At the other end of the scale, Tony Curtis and John Ireland as slaves and John Dall and Nina Foch as Romans are pretty awful, and the banal movie-star gloss of their performances periodically undermines some of the film’s best claims to be taken seriously. The film’s nadir is a scene in which Curtis recites a poetic “song” to a group around a campfire and which becomes the occasion for a montage devoted to the beauties of a kitschy soundstage version of “nature,” followed by glimpses of other salt-of-the-earth slaves at rest who register like warmed-over Depression archetypes.
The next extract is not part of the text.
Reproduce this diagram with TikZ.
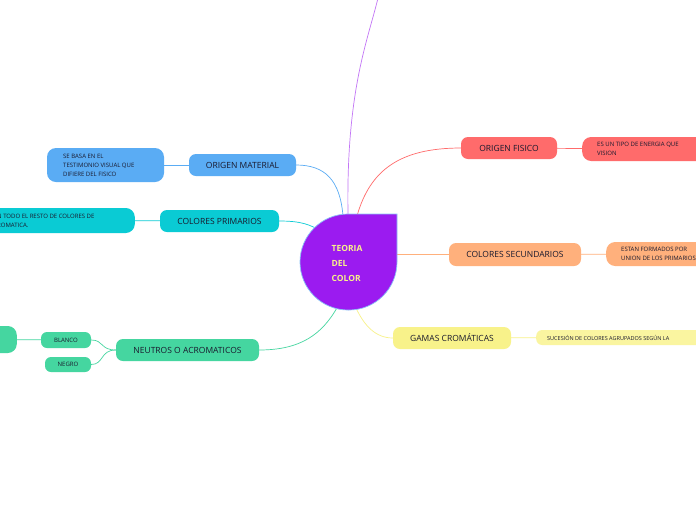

Just as the Kennedy administration revivified a few socialist homilies from the 30s by dressing them in youthful, upscale garb (the Peace Corps, say, as a gentrified variation of the WPA), Spartacus dilutes and distorts its intermittent Marxism with all the gaudy and fruity colors of the Hollywood rainbow. But it still has some ideological coherence as a liberal expression of its period, and therefore a unity and power — above all, a noble kind of sincerity — that not even its occasional aesthetic incoherence can undermine. Taking all its flaws into account, I still find it one hell of a show.